** begin **

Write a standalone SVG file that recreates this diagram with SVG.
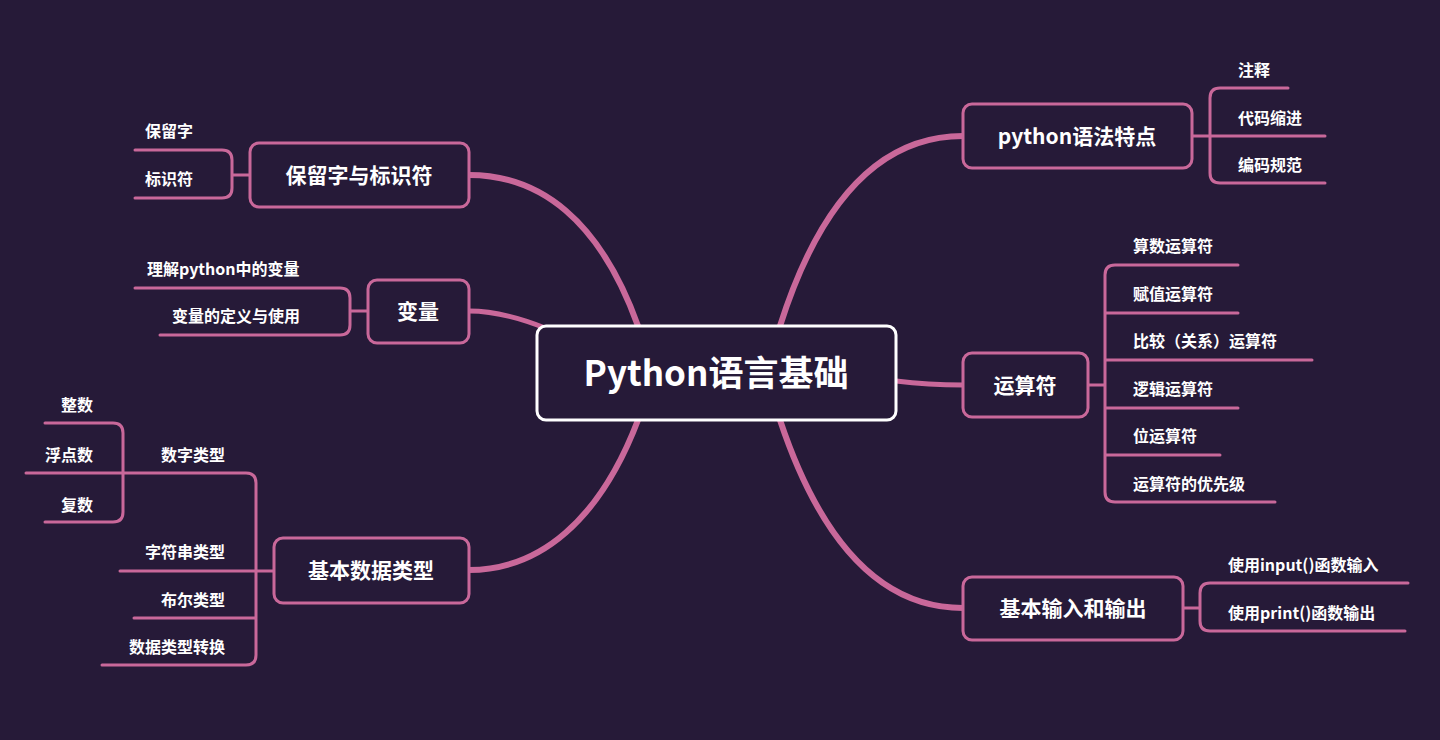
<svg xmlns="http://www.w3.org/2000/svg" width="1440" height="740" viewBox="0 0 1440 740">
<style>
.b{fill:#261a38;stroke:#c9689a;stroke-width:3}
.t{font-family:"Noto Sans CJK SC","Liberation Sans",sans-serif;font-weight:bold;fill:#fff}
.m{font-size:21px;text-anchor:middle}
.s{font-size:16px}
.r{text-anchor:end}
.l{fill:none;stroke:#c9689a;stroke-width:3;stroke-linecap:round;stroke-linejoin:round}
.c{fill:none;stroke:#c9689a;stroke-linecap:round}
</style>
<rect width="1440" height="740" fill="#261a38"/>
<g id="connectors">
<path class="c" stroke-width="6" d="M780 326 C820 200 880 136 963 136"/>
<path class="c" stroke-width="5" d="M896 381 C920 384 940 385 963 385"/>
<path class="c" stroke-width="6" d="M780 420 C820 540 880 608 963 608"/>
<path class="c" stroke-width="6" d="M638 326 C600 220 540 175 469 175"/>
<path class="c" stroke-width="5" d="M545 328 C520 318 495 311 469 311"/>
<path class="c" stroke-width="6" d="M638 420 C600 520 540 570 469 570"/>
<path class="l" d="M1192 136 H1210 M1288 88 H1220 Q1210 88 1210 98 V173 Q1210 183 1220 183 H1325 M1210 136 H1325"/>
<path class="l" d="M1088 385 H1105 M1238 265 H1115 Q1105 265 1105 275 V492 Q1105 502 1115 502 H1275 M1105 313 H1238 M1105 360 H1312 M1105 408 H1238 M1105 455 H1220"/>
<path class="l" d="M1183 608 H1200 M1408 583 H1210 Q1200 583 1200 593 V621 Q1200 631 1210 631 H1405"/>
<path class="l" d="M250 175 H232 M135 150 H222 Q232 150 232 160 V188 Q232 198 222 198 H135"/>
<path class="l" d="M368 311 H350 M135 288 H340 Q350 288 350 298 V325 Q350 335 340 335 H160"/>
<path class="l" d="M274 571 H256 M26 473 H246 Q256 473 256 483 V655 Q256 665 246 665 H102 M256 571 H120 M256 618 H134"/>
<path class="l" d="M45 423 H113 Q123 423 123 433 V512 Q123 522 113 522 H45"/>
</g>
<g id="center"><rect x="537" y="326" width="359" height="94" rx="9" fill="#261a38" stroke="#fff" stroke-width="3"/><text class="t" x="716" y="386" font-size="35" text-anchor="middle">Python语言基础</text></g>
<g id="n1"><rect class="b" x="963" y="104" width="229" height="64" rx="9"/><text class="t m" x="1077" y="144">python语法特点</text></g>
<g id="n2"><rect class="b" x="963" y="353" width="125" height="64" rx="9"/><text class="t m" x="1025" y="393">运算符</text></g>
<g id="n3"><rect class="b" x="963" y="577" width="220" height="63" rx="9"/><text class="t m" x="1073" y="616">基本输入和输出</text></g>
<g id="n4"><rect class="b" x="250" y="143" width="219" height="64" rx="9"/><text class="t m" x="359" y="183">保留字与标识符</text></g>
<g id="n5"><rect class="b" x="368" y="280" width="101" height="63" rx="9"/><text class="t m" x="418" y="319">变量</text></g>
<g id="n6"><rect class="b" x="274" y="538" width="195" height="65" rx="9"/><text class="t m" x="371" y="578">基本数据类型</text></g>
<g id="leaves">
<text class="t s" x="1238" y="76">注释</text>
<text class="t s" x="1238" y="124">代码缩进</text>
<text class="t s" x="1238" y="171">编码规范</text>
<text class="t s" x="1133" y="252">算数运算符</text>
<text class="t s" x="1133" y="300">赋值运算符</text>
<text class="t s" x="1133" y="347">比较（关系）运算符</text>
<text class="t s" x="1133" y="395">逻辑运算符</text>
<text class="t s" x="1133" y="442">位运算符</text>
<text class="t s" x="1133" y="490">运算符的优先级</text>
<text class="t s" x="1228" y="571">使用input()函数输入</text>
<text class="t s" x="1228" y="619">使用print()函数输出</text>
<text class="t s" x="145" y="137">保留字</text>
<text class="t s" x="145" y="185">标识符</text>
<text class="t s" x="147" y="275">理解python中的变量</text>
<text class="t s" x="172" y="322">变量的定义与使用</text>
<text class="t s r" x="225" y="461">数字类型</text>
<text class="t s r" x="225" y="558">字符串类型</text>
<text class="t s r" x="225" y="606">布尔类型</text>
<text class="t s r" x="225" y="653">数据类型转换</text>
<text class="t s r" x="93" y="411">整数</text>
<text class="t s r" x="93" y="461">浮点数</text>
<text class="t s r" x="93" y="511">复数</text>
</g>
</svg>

** end **

:: Objective ::
Every line above should be returned exactly; the pictures stay out.

:: Task output ::
Write a standalone SVG file that recreates this diagram with SVG.
<svg xmlns="http://www.w3.org/2000/svg" width="1440" height="740" viewBox="0 0 1440 740">
<style>
.b{fill:#261a38;stroke:#c9689a;stroke-width:3}
.t{font-family:"Noto Sans CJK SC","Liberation Sans",sans-serif;font-weight:bold;fill:#fff}
.m{font-size:21px;text-anchor:middle}
.s{font-size:16px}
.r{text-anchor:end}
.l{fill:none;stroke:#c9689a;stroke-width:3;stroke-linecap:round;stroke-linejoin:round}
.c{fill:none;stroke:#c9689a;stroke-linecap:round}
</style>
<rect width="1440" height="740" fill="#261a38"/>
<g id="connectors">
<path class="c" stroke-width="6" d="M780 326 C820 200 880 136 963 136"/>
<path class="c" stroke-width="5" d="M896 381 C920 384 940 385 963 385"/>
<path class="c" stroke-width="6" d="M780 420 C820 540 880 608 963 608"/>
<path class="c" stroke-width="6" d="M638 326 C600 220 540 175 469 175"/>
<path class="c" stroke-width="5" d="M545 328 C520 318 495 311 469 311"/>
<path class="c" stroke-width="6" d="M638 420 C600 520 540 570 469 570"/>
<path class="l" d="M1192 136 H1210 M1288 88 H1220 Q1210 88 1210 98 V173 Q1210 183 1220 183 H1325 M1210 136 H1325"/>
<path class="l" d="M1088 385 H1105 M1238 265 H1115 Q1105 265 1105 275 V492 Q1105 502 1115 502 H1275 M1105 313 H1238 M1105 360 H1312 M1105 408 H1238 M1105 455 H1220"/>
<path class="l" d="M1183 608 H1200 M1408 583 H1210 Q1200 583 1200 593 V621 Q1200 631 1210 631 H1405"/>
<path class="l" d="M250 175 H232 M135 150 H222 Q232 150 232 160 V188 Q232 198 222 198 H135"/>
<path class="l" d="M368 311 H350 M135 288 H340 Q350 288 350 298 V325 Q350 335 340 335 H160"/>
<path class="l" d="M274 571 H256 M26 473 H246 Q256 473 256 483 V655 Q256 665 246 665 H102 M256 571 H120 M256 618 H134"/>
<path class="l" d="M45 423 H113 Q123 423 123 433 V512 Q123 522 113 522 H45"/>
</g>
<g id="center"><rect x="537" y="326" width="359" height="94" rx="9" fill="#261a38" stroke="#fff" stroke-width="3"/><text class="t" x="716" y="386" font-size="35" text-anchor="middle">Python语言基础</text></g>
<g id="n1"><rect class="b" x="963" y="104" width="229" height="64" rx="9"/><text class="t m" x="1077" y="144">python语法特点</text></g>
<g id="n2"><rect class="b" x="963" y="353" width="125" height="64" rx="9"/><text class="t m" x="1025" y="393">运算符</text></g>
<g id="n3"><rect class="b" x="963" y="577" width="220" height="63" rx="9"/><text class="t m" x="1073" y="616">基本输入和输出</text></g>
<g id="n4"><rect class="b" x="250" y="143" width="219" height="64" rx="9"/><text class="t m" x="359" y="183">保留字与标识符</text></g>
<g id="n5"><rect class="b" x="368" y="280" width="101" height="63" rx="9"/><text class="t m" x="418" y="319">变量</text></g>
<g id="n6"><rect class="b" x="274" y="538" width="195" height="65" rx="9"/><text class="t m" x="371" y="578">基本数据类型</text></g>
<g id="leaves">
<text class="t s" x="1238" y="76">注释</text>
<text class="t s" x="1238" y="124">代码缩进</text>
<text class="t s" x="1238" y="171">编码规范</text>
<text class="t s" x="1133" y="252">算数运算符</text>
<text class="t s" x="1133" y="300">赋值运算符</text>
<text class="t s" x="1133" y="347">比较（关系）运算符</text>
<text class="t s" x="1133" y="395">逻辑运算符</text>
<text class="t s" x="1133" y="442">位运算符</text>
<text class="t s" x="1133" y="490">运算符的优先级</text>
<text class="t s" x="1228" y="571">使用input()函数输入</text>
<text class="t s" x="1228" y="619">使用print()函数输出</text>
<text class="t s" x="145" y="137">保留字</text>
<text class="t s" x="145" y="185">标识符</text>
<text class="t s" x="147" y="275">理解python中的变量</text>
<text class="t s" x="172" y="322">变量的定义与使用</text>
<text class="t s r" x="225" y="461">数字类型</text>
<text class="t s r" x="225" y="558">字符串类型</text>
<text class="t s r" x="225" y="606">布尔类型</text>
<text class="t s r" x="225" y="653">数据类型转换</text>
<text class="t s r" x="93" y="411">整数</text>
<text class="t s r" x="93" y="461">浮点数</text>
<text class="t s r" x="93" y="511">复数</text>
</g>
</svg>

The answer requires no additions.